Il corpus cinematografico di Pasolini è un insieme di dodici lungometraggi, quattro cortometraggi inseriti in film a episodi e sei documentari, oltre a sceneggiature parziali come quella su San Paolo o complete destinate ad altri registi.
La domanda di fondo che si è posto Lino Miccichè, noto critico cinematografico e fondatore della Mostra internazionale del nuovo cinema di Pesaro, è stata: perché Pasolini, nato come poeta e scrittore, ha scelto di fare il cinema?. Nel libro “Pasolini nella Città del cinema”, edito Diarkos, Miccichè vuole rispondere a questo interrogativo e ad altri. Un tentativo arduo di analizzare tutta l’opera cinematografica di Pasolini, facendo emergere il valore artistico, la genesi, le contraddizioni e gli intenti del grande intellettuale friulano.

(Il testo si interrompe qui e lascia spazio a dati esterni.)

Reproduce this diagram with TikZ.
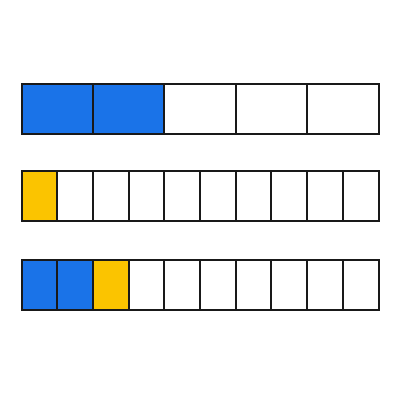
\documentclass[tikz,border=0pt]{standalone}
\definecolor{bblue}{HTML}{1A73E8}
\definecolor{byellow}{HTML}{FBC400}
\begin{document}
\begin{tikzpicture}[x=1pt,y=-1pt,
  cell/.style={draw=black!90, line width=2pt, fill=white},
  bluecell/.style={cell, fill=bblue},
  yellowcell/.style={cell, fill=byellow}]
\useasboundingbox[fill=white] (0,0) rectangle (400,400);
% bar 1: 5 cells
\foreach \i in {0,...,4}{
  \pgfmathsetmacro{\xa}{21.5+71.4*\i}
  \pgfmathsetmacro{\xb}{21.5+71.4*(\i+1)}
  \ifnum\i<2
    \path[bluecell] (\xa,83.5) rectangle (\xb,133.5);
  \else
    \path[cell] (\xa,83.5) rectangle (\xb,133.5);
  \fi
}
% bar 2: 10 cells
\foreach \i in {0,...,9}{
  \pgfmathsetmacro{\xa}{21.5+35.7*\i}
  \pgfmathsetmacro{\xb}{21.5+35.7*(\i+1)}
  \ifnum\i=0
    \path[yellowcell] (\xa,170.5) rectangle (\xb,220.5);
  \else
    \path[cell] (\xa,170.5) rectangle (\xb,220.5);
  \fi
}
% bar 3: 10 cells
\foreach \i in {0,...,9}{
  \pgfmathsetmacro{\xa}{21.5+35.7*\i}
  \pgfmathsetmacro{\xb}{21.5+35.7*(\i+1)}
  \ifnum\i<2
    \path[bluecell] (\xa,259.5) rectangle (\xb,309.5);
  \else\ifnum\i=2
    \path[yellowcell] (\xa,259.5) rectangle (\xb,309.5);
  \else
    \path[cell] (\xa,259.5) rectangle (\xb,309.5);
  \fi\fi
}
\end{tikzpicture}
\end{document}
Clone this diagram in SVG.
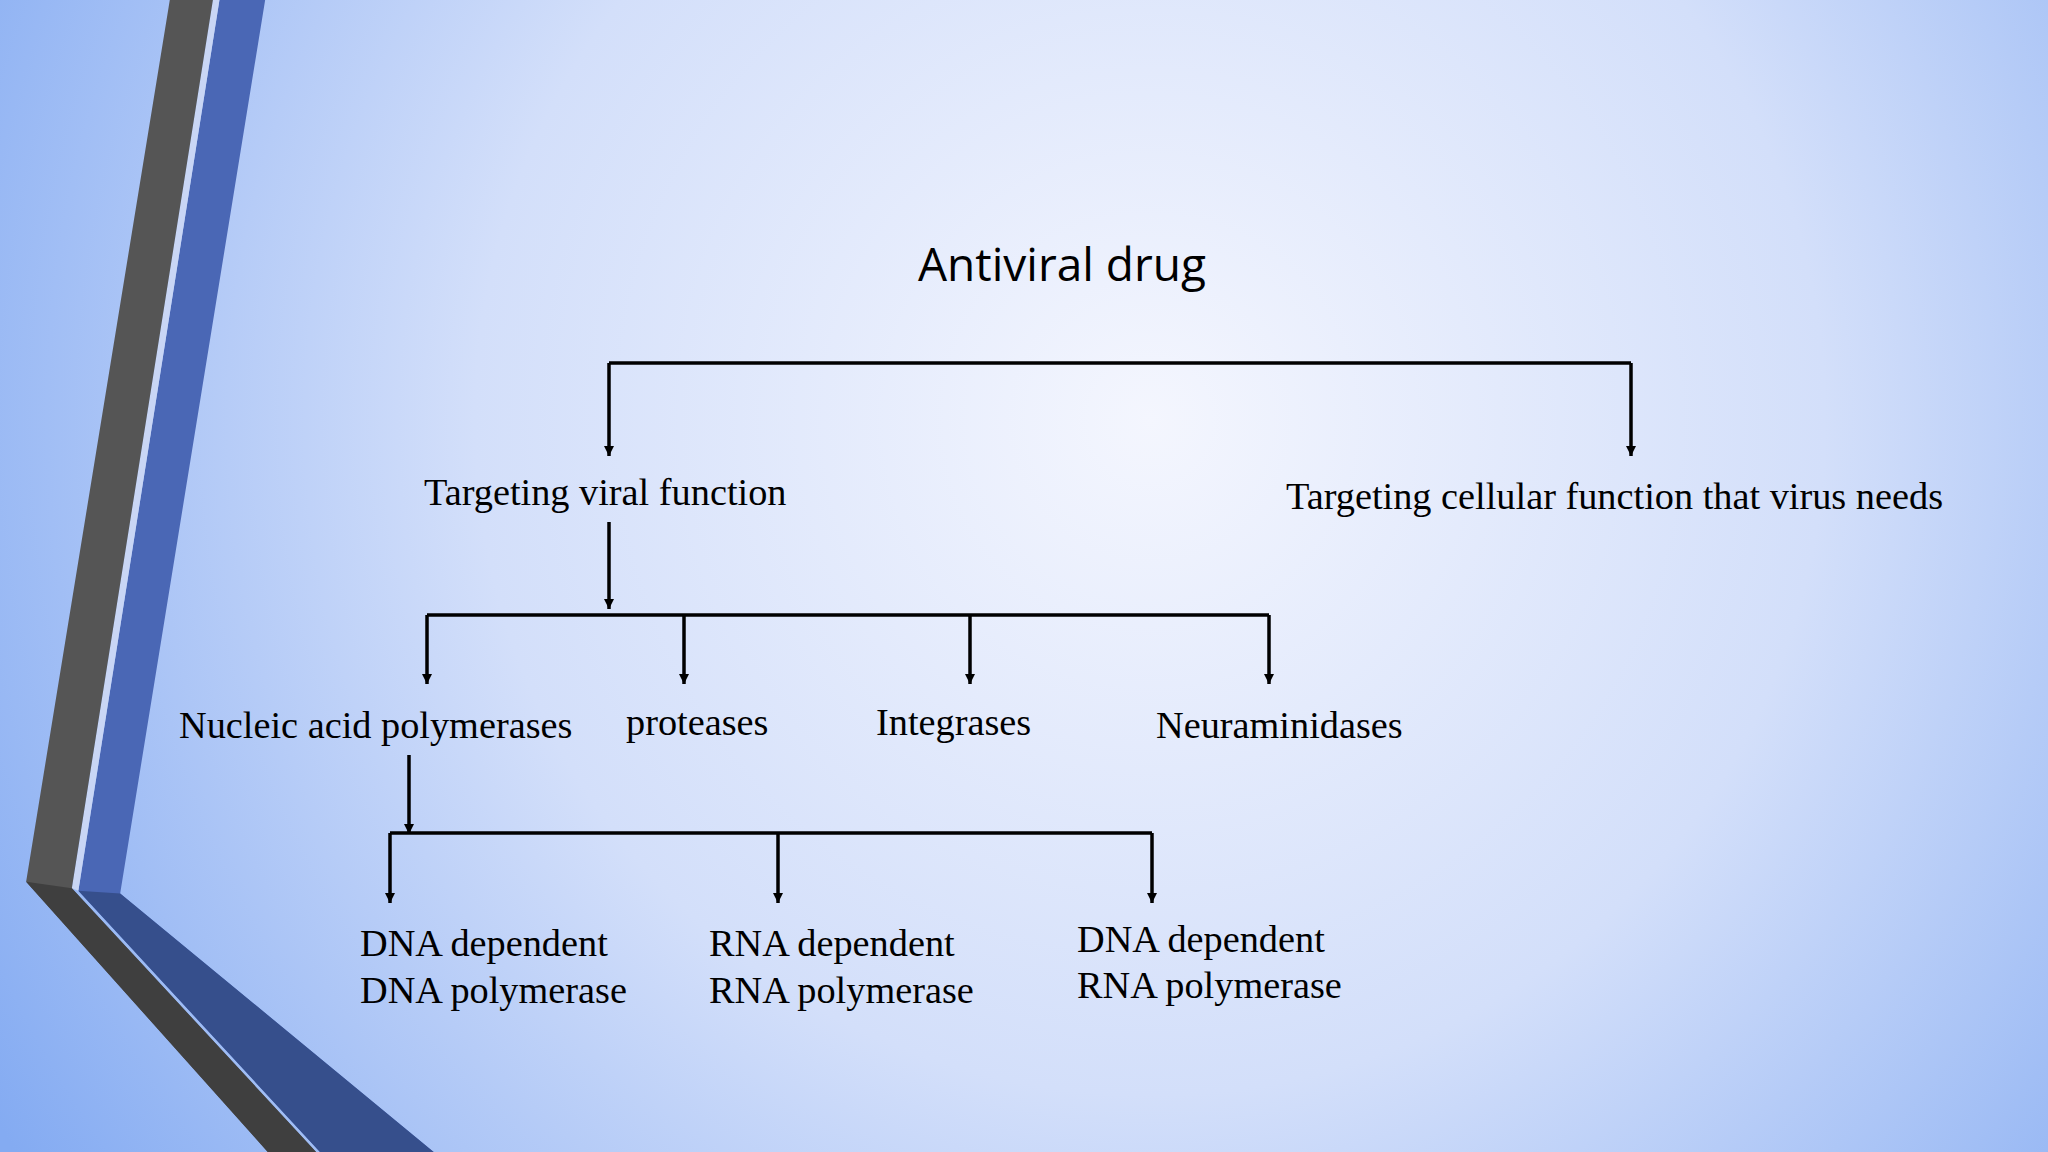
<svg xmlns="http://www.w3.org/2000/svg" width="2048" height="1152" viewBox="0 0 2048 1152">
<defs>
<radialGradient id="bg" cx="1150" cy="420" r="1350" gradientUnits="userSpaceOnUse">
<stop offset="0" stop-color="#f4f6fe"/>
<stop offset="0.5" stop-color="#d3dffa"/>
<stop offset="1" stop-color="#84abf2"/>
</radialGradient>
<marker id="ah" viewBox="0 0 10 10" refX="10" refY="5" markerWidth="10" markerHeight="10" markerUnits="userSpaceOnUse" orient="auto">
<path d="M0,0 L10,5 L0,10 Z" fill="#000"/>
</marker>
<style>
.c{fill:none;stroke:#000;stroke-width:3.5}
.a{marker-end:url(#ah)}
.s{font-family:"Liberation Serif",serif;font-size:38.3px;fill:#000}
.t{font-family:"Open Sans","Liberation Sans",sans-serif;font-size:46px;fill:#000}
</style>
</defs>
<rect width="2048" height="1152" fill="url(#bg)"/>
<g id="decor" transform="scale(1.30612)">
<polygon points="168,0 203,0 92,684 332,882 245,882 60,682" fill="#4a67b5"/>
<polygon points="163,0 168,0 60,682 55,680" fill="#c9d6f5"/>
<polygon points="130,0 163,0 55,680 242,882 205,882 20,675" fill="#555"/>
<polygon points="20,675 55,680 242,882 205,882" fill="#3f3f3f"/>
<polygon points="60,682 92,684 332,882 245,882" fill="#364f8c"/>
</g>
<g id="connectors">
<path class="c" d="M609,363 H1631"/>
<path class="c a" d="M609,363 V456"/>
<path class="c a" d="M1631,363 V456"/>
<path class="c a" d="M609,522 V609"/>
<path class="c" d="M427,615 H1269"/>
<path class="c a" d="M427,615 V684"/>
<path class="c a" d="M684,615 V684"/>
<path class="c a" d="M970,615 V684"/>
<path class="c a" d="M1269,615 V684"/>
<path class="c a" d="M409,755 V834"/>
<path class="c" d="M390,833 H1152"/>
<path class="c a" d="M390,833 V903"/>
<path class="c a" d="M778,833 V903"/>
<path class="c a" d="M1152,833 V903"/>
</g>
<g id="n-root"><text class="t" x="1062" y="281" text-anchor="middle">Antiviral drug</text></g>
<g id="n-viral"><text class="s" x="424" y="505">Targeting viral function</text></g>
<g id="n-cell"><text class="s" x="1286" y="509">Targeting cellular function that virus needs</text></g>
<g id="n-nap"><text class="s" x="179" y="738">Nucleic acid polymerases</text></g>
<g id="n-prot"><text class="s" x="626" y="735">proteases</text></g>
<g id="n-int"><text class="s" x="876" y="735">Integrases</text></g>
<g id="n-neu"><text class="s" x="1156" y="738">Neuraminidases</text></g>
<g id="n-dd"><text class="s" x="360" y="956">DNA dependent</text><text class="s" x="360" y="1003">DNA polymerase</text></g>
<g id="n-rr"><text class="s" x="709" y="956">RNA dependent</text><text class="s" x="709" y="1003">RNA polymerase</text></g>
<g id="n-dr"><text class="s" x="1077" y="952">DNA dependent</text><text class="s" x="1077" y="998">RNA polymerase</text></g>
</svg>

Il libro è anche un testamento spirituale di Lino Miccichè, ormai scomparso da diversi anni, nei confronti di Pasolini e di Visconti a cui ha dedicato un altro saggio. E del poeta-regista ama più i cortometraggi, per la libertà di linguaggio e in particolare “La ricotta”. L’analisi dell’opera pasoliniana è svolta anche da un punto di vista didattico, quando Miccichè, docente di storia del cinema all’università di Siena, analizzando fotogramma per fotogramma l’opera pasoliniana, rendeva i personaggi e ambientazioni familiari.
Pesaro fu sede di un convegno storico e Pasolini in quella occasione espose il significato del “cinema di poesia”. Fu delicato nell’esporre il suo pensiero; una delicatezza che aveva nel suo tratto umano e nei confronti del prossimo. Una purezza d’animo che pervase tutta la sua opera anche nei periodi più bui. Le contraddizioni di uno scrittore di sinistra come lui: l’opinione sull’aborto o sugli scontri di Valle Giulia, evidenziano una complessità nel suo pensiero.
Ma la purezza d’animo di Pasolini proviene dal dolore per la scomparsa prematura del fratello. Tutto ciò ha provocato sensi di colpa che il poeta-regista è riuscito a contenere solo attraverso il candore delle sue opere. Vita e morte come un viaggio metaforico, che nel film si traduce nel montaggio, costituito da frammenti infinitesimali, di tanti piani-sequenza come possibili soggettive infinite, quello che la morte opera sulla vita. Dunque una purezza umana colpita dalla voracità del capitalismo e la ricerca nel suo Friuli, le borgate e la miseria in India.